Specific theft-prevention considerations
Motorcycle theft is endemic; verification matters:
- Stolen bikes circulate — Pakistani thieves resell stolen motorcycles through various channels. Buying unwittingly creates legal exposure if traced.
- Low-priced offers — bikes offered substantially below market price warrant extra scrutiny. The discount may reflect stolen status that the seller is trying to move quickly.
- Pressure to transact quickly — sellers pressing for immediate cash, refusing verification visits to Excise office, discouraging careful checks. All red flags.
- Sketchy paperwork — registration documents with inconsistencies, missing originals, claims about lost paperwork that the buyer can supposedly regenerate after purchase. Don't buy.
- Mismatched physical markings — most concerning indicator. Engine and chassis numbers that don't match MTMIS data, or that appear tampered, indicate stolen vehicle with high probability.
- Wrong location — seller in city A with bike registered in city B can be legitimate (people move) but combined with other red flags increases concern.
- Use MTMIS plus police inquiry for high-value bikes — for expensive bikes, supplementing MTMIS verification with police stolen-vehicle database inquiry provides additional confidence.

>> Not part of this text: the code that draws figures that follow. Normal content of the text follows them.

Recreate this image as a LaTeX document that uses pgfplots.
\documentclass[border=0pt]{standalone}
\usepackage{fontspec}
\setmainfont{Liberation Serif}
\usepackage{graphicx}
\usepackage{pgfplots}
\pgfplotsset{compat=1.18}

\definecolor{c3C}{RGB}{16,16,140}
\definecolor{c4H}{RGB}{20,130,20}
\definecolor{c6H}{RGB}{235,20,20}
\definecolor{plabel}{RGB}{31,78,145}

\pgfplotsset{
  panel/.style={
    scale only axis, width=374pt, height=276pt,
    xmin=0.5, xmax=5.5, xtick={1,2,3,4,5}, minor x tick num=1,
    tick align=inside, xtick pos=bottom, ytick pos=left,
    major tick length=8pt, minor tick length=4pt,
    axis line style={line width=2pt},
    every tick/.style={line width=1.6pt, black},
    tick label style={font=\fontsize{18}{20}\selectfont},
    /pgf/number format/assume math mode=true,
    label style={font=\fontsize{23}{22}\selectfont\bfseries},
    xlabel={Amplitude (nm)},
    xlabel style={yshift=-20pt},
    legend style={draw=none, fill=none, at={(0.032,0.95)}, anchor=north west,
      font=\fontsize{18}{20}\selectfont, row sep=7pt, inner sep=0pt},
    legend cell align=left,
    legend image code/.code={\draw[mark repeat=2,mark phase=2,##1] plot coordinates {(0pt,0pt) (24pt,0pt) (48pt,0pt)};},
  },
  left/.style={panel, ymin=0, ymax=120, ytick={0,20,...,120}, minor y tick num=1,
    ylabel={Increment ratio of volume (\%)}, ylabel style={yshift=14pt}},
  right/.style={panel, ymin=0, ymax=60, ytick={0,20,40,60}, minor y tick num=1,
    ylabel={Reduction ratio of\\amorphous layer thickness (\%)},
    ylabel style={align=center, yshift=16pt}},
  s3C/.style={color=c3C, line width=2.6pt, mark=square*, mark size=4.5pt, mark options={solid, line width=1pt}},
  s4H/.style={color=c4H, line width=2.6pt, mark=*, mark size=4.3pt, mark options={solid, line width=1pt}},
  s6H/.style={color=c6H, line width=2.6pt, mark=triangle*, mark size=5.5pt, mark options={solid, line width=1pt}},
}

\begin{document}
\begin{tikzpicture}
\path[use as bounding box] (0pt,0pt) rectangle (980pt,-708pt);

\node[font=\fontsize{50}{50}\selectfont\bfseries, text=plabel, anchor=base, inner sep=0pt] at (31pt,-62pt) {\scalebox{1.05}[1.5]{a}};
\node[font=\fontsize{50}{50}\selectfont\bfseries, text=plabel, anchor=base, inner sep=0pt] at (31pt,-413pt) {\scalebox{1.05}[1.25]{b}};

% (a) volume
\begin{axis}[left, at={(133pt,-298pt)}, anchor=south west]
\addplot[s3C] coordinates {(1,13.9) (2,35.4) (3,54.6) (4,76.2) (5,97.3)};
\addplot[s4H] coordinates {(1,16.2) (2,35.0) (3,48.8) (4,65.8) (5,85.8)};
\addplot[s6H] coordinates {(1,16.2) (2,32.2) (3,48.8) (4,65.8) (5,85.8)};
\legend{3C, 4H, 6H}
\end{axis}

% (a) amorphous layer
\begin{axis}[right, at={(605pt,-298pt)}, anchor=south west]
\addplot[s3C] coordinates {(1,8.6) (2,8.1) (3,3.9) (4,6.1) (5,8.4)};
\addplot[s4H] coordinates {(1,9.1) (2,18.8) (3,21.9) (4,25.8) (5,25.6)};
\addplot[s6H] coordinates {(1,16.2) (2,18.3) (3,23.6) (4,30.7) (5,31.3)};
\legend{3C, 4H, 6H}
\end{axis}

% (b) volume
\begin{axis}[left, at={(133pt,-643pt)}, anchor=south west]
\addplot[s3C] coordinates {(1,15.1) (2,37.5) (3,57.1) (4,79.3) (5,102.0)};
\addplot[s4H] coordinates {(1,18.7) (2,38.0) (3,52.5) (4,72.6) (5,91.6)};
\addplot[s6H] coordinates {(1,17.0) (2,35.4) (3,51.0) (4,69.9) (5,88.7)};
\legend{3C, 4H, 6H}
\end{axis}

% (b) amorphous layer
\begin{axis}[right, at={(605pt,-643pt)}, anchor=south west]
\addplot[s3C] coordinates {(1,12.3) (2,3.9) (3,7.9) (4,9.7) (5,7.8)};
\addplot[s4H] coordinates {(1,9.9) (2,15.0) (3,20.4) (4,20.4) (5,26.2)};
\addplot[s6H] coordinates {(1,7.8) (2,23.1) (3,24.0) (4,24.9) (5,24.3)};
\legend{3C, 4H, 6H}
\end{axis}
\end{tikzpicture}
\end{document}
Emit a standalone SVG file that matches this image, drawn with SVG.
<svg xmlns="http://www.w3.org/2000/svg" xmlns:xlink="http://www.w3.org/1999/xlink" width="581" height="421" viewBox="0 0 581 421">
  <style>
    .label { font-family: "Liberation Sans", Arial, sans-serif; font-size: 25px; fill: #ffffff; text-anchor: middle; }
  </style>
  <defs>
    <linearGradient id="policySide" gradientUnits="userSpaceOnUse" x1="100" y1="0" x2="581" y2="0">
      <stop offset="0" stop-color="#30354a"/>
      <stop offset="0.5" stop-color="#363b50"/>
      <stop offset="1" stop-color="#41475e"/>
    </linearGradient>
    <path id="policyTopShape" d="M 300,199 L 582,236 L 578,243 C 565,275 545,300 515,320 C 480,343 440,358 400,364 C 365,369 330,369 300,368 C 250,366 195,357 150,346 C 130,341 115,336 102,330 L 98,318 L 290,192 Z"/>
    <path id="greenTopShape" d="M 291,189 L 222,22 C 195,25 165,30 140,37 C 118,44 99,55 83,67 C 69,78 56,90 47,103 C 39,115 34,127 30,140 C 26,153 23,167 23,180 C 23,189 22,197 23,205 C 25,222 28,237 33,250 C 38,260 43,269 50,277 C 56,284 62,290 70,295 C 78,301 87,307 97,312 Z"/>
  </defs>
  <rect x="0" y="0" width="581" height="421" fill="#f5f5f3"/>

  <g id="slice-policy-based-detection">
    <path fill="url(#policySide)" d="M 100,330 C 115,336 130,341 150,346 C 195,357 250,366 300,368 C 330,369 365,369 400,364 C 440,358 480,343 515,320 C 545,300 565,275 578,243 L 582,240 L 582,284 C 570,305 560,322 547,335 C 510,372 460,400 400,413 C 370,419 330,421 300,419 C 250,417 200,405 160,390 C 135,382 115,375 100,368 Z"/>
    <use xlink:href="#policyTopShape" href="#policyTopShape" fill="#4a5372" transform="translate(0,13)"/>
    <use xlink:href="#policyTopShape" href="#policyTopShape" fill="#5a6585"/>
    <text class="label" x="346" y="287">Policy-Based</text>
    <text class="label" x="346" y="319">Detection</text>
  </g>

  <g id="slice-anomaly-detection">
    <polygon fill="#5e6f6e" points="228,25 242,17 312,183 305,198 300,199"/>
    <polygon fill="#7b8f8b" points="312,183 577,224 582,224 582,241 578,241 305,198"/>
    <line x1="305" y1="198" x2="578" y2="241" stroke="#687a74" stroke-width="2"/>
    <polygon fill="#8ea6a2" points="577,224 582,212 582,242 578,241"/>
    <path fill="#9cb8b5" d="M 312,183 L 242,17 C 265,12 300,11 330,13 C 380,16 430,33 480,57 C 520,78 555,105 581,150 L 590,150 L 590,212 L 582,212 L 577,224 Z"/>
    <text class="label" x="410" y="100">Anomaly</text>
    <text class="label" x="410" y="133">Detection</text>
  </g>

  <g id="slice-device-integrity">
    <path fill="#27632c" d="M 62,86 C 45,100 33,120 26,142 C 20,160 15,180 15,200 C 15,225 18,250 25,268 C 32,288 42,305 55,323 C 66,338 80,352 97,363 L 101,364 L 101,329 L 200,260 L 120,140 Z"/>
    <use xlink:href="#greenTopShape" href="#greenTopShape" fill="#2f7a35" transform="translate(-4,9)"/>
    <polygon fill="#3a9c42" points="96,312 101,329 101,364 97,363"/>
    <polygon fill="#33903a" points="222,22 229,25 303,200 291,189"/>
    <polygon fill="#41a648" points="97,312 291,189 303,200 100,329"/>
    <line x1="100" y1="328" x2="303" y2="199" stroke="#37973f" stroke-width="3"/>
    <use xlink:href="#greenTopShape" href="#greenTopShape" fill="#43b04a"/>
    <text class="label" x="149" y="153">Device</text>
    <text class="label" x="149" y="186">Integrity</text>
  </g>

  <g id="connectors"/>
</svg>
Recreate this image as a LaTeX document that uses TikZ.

- Insist on Excise office verification — legitimate sellers have no objection to visiting Excise office together for documentation. Sellers who refuse this step are signalling potential issues.
Motorcycle verification — common questions
Closing note on motorcycle ownership safety
Beyond verification before purchase, ongoing motorcycle security matters. Always lock the bike when unattended (steering lock plus chain or disk lock for extended parking). Park in well-lit areas when possible. Note your engine and chassis numbers in your phone for quick reference if theft occurs. Consider anti-theft alarms or tracking systems for valuable bikes.
If theft occurs, file FIR immediately at police station — the report is necessary for insurance claims and contributes to the stolen vehicle database that future MTMIS checks may reference. Quick FIR improves recovery chances; delayed reporting reduces them.
Motorcycle verification procedures, theft prevention considerations and ownership responsibilities described above reflect Pakistani motorcycle ownership context as of early 2026. Specific procedures and protections evolve — verify current details through relevant channels for actual decisions.